The DuPage County Board has introduced an ordinance to ban video gambling machines in the unincorporated areas of the county. They will vote on the issue at their Tuesday, August 11 meeting in Wheaton.
It is rare when the State Journal-Register newspaper in Springfield agrees with us, but they recently published an editorial in support of board members in DuPage County and Peoria County who are working to pass ordinances to ban the addictive gambling machines. (See below.)
Take ACTION: Please make a phone call or send an e-mail message TODAY to your DuPage County Board member urging them to support this ban on video gambling.
Paul Fichtner – District 1
Rita Gonzalez – District 1
Donald E. Puchalski – District 1
Patrick J. O’Shea – District 2
Jeff Redick – District 2
Brien Sheahan – District 2
John Curran – District 3
Kyle A. Gilgis – District 3
Michael F. McMahon – District 3
Grant Eckhoff – District 4
JR McBride – District 4
Debra Olson – District 4
John Zediker – District 5
James D. Healy – District 5
Tony Michelassi – District 5
Dirk Enger – District 6
Linda A. Kurzawa – District 6
James F. Zay – District 6
If you are unsure of the District in which you live, see map at http://www.dupageco.org/cobrd/generic.cfm?doc_id=291
Our Opinion: Governments should reject gambling law
THE STATE JOURNAL-REGISTER
They say desperate times lead to desperate measures, and we saw no better indication of the state’s desperation to pass a capital construction plan than the inclusion of legalized video gambling as a funding source.

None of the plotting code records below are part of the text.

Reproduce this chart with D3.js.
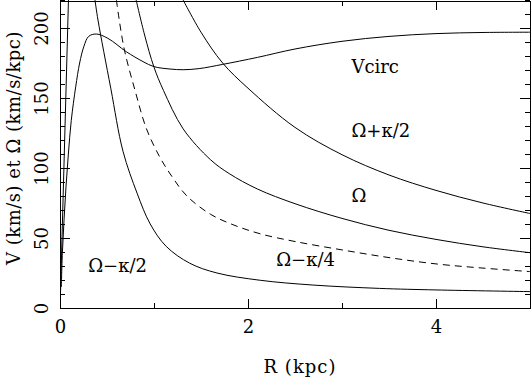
<!DOCTYPE html>
<html lang="en">
<meta charset="utf-8">
<style>
body { margin: 0; background: #fff; }
.axis path, .axis line { fill: none; stroke: #000; shape-rendering: crispEdges; }
.curve { fill: none; stroke: #000; stroke-width: 1; }
</style>
<body>
<script src="https://d3js.org/d3.v7.min.js"></script>
<script>
// chart size
var w = 531, h = 377;
var serif = "DejaVu Serif";
var fs = "18px";

// tick labels
var xTicks = [0, 2, 4];
var yTicks = [0, 50, 100, 150, 200];

// curves as [R, value]
var vcirc = [[0.014, 15], [0.025, 39], [0.043, 63], [0.064, 87], [0.089, 110], [0.12, 134],
  [0.167, 158], [0.209, 175], [0.255, 187], [0.305, 194], [0.386, 195.7], [0.51, 192.6],
  [0.707, 183], [0.883, 176], [1.0, 172.4], [1.17, 170.7], [1.31, 170.2], [1.48, 171],
  [1.73, 174], [2.1, 179], [2.5, 185], [3.0, 190.5], [3.5, 194], [4.0, 196], [4.5, 196.8], [5, 197]];

var omega = [[0.81, 220], [0.9, 195], [1.0, 172], [1.1, 155.5], [1.31, 128], [1.6, 106],
  [1.8, 96], [2.1, 85], [2.5, 74.5], [3, 64], [3.5, 55.5], [4, 49], [4.5, 43.7], [5, 39.5]];

var omegaPlusK2 = [[1.31, 220], [1.5, 197], [1.73, 175], [2.0, 157], [2.5, 129],
  [3, 109.5], [3.5, 95], [4, 84], [4.5, 75], [5, 67.5]];

var omegaMinusK4 = [[0.6, 220], [0.68, 186], [0.80, 155], [0.92, 128], [1.06, 108], [1.19, 94],
  [1.35, 80], [1.60, 67], [1.84, 59.5], [2.13, 53], [2.5, 47.5], [3, 41.5], [3.5, 36],
  [4, 31.5], [4.5, 28.5], [5, 26]];

// two pieces: it leaves the top of the frame near R=0.1 and comes back near R=0.37
var omegaMinusK2Inner = [[0.006, 12], [0.09, 220]];
var omegaMinusK2 = [[0.372, 220], [0.404, 205.7], [0.54, 157], [0.67, 112], [0.82, 82],
  [0.96, 60], [1.13, 44], [1.38, 32], [1.67, 25], [2.13, 19.8], [2.69, 16.4], [3.4, 14],
  [4, 12.9], [5, 11.7]];

var labels = [
  {t: "Vcirc", R: 3.1, v: 168},
  {t: "\u03A9+\u03BA/2", R: 3.1, v: 122},
  {t: "\u03A9", R: 3.1, v: 76},
  {t: "\u03A9\u2212\u03BA/4", R: 2.3, v: 30},
  {t: "\u03A9\u2212\u03BA/2", R: 0.3, v: 26}
];

var svg = d3.select("body").append("svg")
  .attr("width", w)
  .attr("height", h)
  .attr("font-family", serif);

var x = d3.scaleLinear().domain([0, 5]).range([60, 530]);
var y = d3.scaleLinear().domain([0, 220]).range([308, 0]);

svg.append("defs").append("clipPath").attr("id", "clip")
  .append("rect")
  .attr("x", x(0)).attr("y", y(220))
  .attr("width", x(5) - x(0)).attr("height", y(0) - y(220));

// axes, ticks pointing inward on all four sides
function noText(g) { g.selectAll("text").remove(); g.select(".domain").remove(); }
function serifText(g) {
  g.attr("font-family", serif).attr("font-size", null);
  g.selectAll("text").attr("fill", "#000").style("font-size", fs);
}

svg.append("g").attr("class", "axis")
  .attr("transform", "translate(0," + y(0) + ")")
  .call(d3.axisBottom(x).tickValues(xTicks).tickFormat(d3.format("d"))
    .tickSizeInner(-9).tickSizeOuter(0).tickPadding(12))
  .call(serifText);
svg.append("g").attr("class", "axis")
  .attr("transform", "translate(0," + y(0) + ")")
  .call(d3.axisBottom(x).tickValues([1, 3]).tickSizeInner(-5).tickSizeOuter(0))
  .call(noText);
svg.append("g").attr("class", "axis")
  .attr("transform", "translate(0," + (y(220) + 0.5) + ")")
  .call(d3.axisTop(x).tickValues(xTicks).tickSizeInner(-9).tickSizeOuter(0))
  .call(function(g) { g.selectAll("text").remove(); });
svg.append("g").attr("class", "axis")
  .attr("transform", "translate(0," + (y(220) + 0.5) + ")")
  .call(d3.axisTop(x).tickValues([1, 3]).tickSizeInner(-5).tickSizeOuter(0))
  .call(noText);

svg.append("g").attr("class", "axis")
  .attr("transform", "translate(" + x(0) + ",0)")
  .call(d3.axisLeft(y).tickValues(yTicks).tickFormat(d3.format("d"))
    .tickSizeInner(-10).tickSizeOuter(0))
  .call(serifText)
  .call(function(g) {
    g.selectAll("text")
      .attr("x", null).attr("dy", null)
      .attr("text-anchor", "middle")
      .attr("transform", "translate(-12,0) rotate(-90)");
  });
svg.append("g").attr("class", "axis")
  .attr("transform", "translate(" + x(0) + ",0)")
  .call(d3.axisLeft(y).tickValues(d3.range(0, 221, 10)).tickSizeInner(-5).tickSizeOuter(0))
  .call(noText);
svg.append("g").attr("class", "axis")
  .attr("transform", "translate(" + (x(5) - 0.5) + ",0)")
  .call(d3.axisRight(y).tickValues(yTicks).tickSizeInner(-10).tickSizeOuter(0))
  .call(function(g) { g.selectAll("text").remove(); });
svg.append("g").attr("class", "axis")
  .attr("transform", "translate(" + (x(5) - 0.5) + ",0)")
  .call(d3.axisRight(y).tickValues(d3.range(0, 221, 10)).tickSizeInner(-5).tickSizeOuter(0))
  .call(noText);

// curves
var line = d3.line()
  .x(function(d) { return x(d[0]); })
  .y(function(d) { return y(d[1]); })
  .curve(d3.curveCatmullRom.alpha(0.5));

var plot = svg.append("g").attr("clip-path", "url(#clip)");
plot.append("path").datum(vcirc).attr("class", "curve").attr("d", line);
plot.append("path").datum(omegaPlusK2).attr("class", "curve").attr("d", line);
plot.append("path").datum(omega).attr("class", "curve").attr("stroke-width", 2).attr("d", line);
plot.append("path").datum(omegaMinusK4).attr("class", "curve").attr("stroke-dasharray", "7,5").attr("d", line);
plot.append("path").datum(omegaMinusK2Inner).attr("class", "curve").attr("d", line);
plot.append("path").datum(omegaMinusK2).attr("class", "curve").attr("d", line);

// curve names
svg.selectAll(".lab")
  .data(labels)
  .enter()
  .append("text")
  .attr("class", "lab")
  .attr("x", function(d) { return x(d.R); })
  .attr("y", function(d) { return y(d.v); })
  .style("font-size", fs)
  .text(function(d) { return d.t; });

// axis titles
svg.append("text")
  .attr("x", 300).attr("y", 373)
  .attr("text-anchor", "middle")
  .style("font-size", fs)
  .style("letter-spacing", "1px")
  .text("R (kpc)");
svg.append("text")
  .attr("transform", "translate(20,148) rotate(-90)")
  .attr("text-anchor", "middle")
  .style("font-size", fs)
  .style("letter-spacing", "0.5px")
  .text("V (km/s) et \u03A9 (km/s/kpc)");
</script>
</body>
</html>
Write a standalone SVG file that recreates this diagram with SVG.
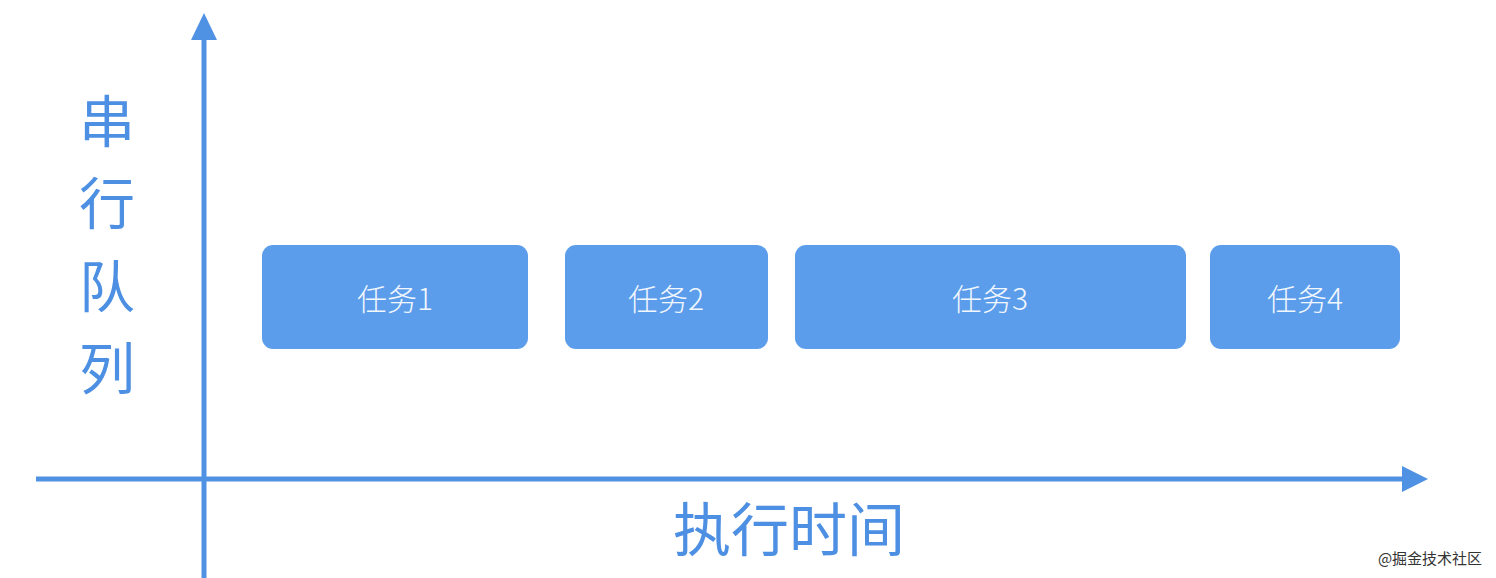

Barely three weeks after Gov. Pat Quinn signed the bill that will soon turn willing bars, restaurants and other establishments into mini-casinos, we’re already seeing hints of trouble related to legalized video gambling.
Both Peoria and DuPage counties are considering banning it in the unincorporated areas over which they have jurisdiction.
“What you don’t see is how much it costs on the other side. People gamble away money, and families are left short.
People least likely to afford it are the ones who are going to participate,” said Peoria County Board member Carol Trumpe.
Here in Springfield, Veterans of Foreign Wars Post 755 on Old Jacksonville Road says the new law could put it out of business when the state begins taking 30 percent of the proceeds from its video poker machines.
The Illinois Gaming Board, meanwhile, still is figuring out how to enforce the new law to ensure that the state gets its cut and all paying machines are properly licensed.
Chicago Mayor Richard Daley this week cautioned counties and municipalities to not opt out of the video gaming law, saying that doing so will deny the state revenue it needs to fund construction projects in the capital plan.
We disagree. In agreeing to give the state’s blessing to this massive expansion of gambling, the General Assembly and Gov. Quinn took the easy way out. Their desperation to deliver a capital plan led to their handing us this highly addictive form of gambling. Opting out of the law is the strongest signal local governments can send to their lawmakers that they don’t want this in their communities.
In May, we urged Quinn to veto any capital bill that contained video gambling as a funding source.
We’ve been skeptical all along of the revenue projections and we believe the potential social costs are far beyond those of casino gambling (which, arguably, draws gamblers from out of state rather than around the corner).
We salute any local government brave enough to tell their state lawmakers that they won’t accept this desperation measure. Perhaps if Mayor Daley’s fears prove founded, the General Assembly will be forced to find another, more responsible, way to pay for this state’s infrastructure needs.